Ancient family tombs unearthed in Egypt’s Luxor

Cairo:  An Egyptian archaeological mission discovered a group of family tombs in the western bank of Luxor city that dates back to the second intermediate period of Egypt (1677-1550 BC), the Ministry of Tourism and Antiquities said in a statement.

“The tombs are built on a 50 metre by 70 metre area that includes 30 burial wells,” Xinhua news agency quoted the Ministry as saying.

A 10-tonne pink granite coffin for a Minister of king Sobekhotep II, from the 13th dynasty of the second intermediate period, was found in one of the wells.

Funeral drawings that are decorated with images of another official presenting sacrifices for the same king were found in the site.

The mission also unearthed a building made of mud bricks that were used for presenting sacrifices.

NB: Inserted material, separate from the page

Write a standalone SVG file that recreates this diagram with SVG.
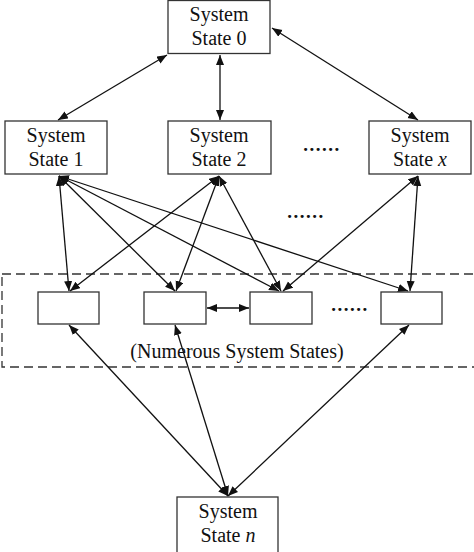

The building housed a group of statues that carried hieroglyphic symbols, a large number of amulets, and hundreds of funeral stamps.

Luxor has frequently been characterised as the “world’s greatest open-air museum”, as the ruins of the Egyptian temple complexes at Karnak and Luxor stand within the modern city.

Immediately opposite, across the River Nile, lie the monuments, temples and tombs of the west bank Theban Necropolis, which includes the Valley of the Kings and Valley of the Queens.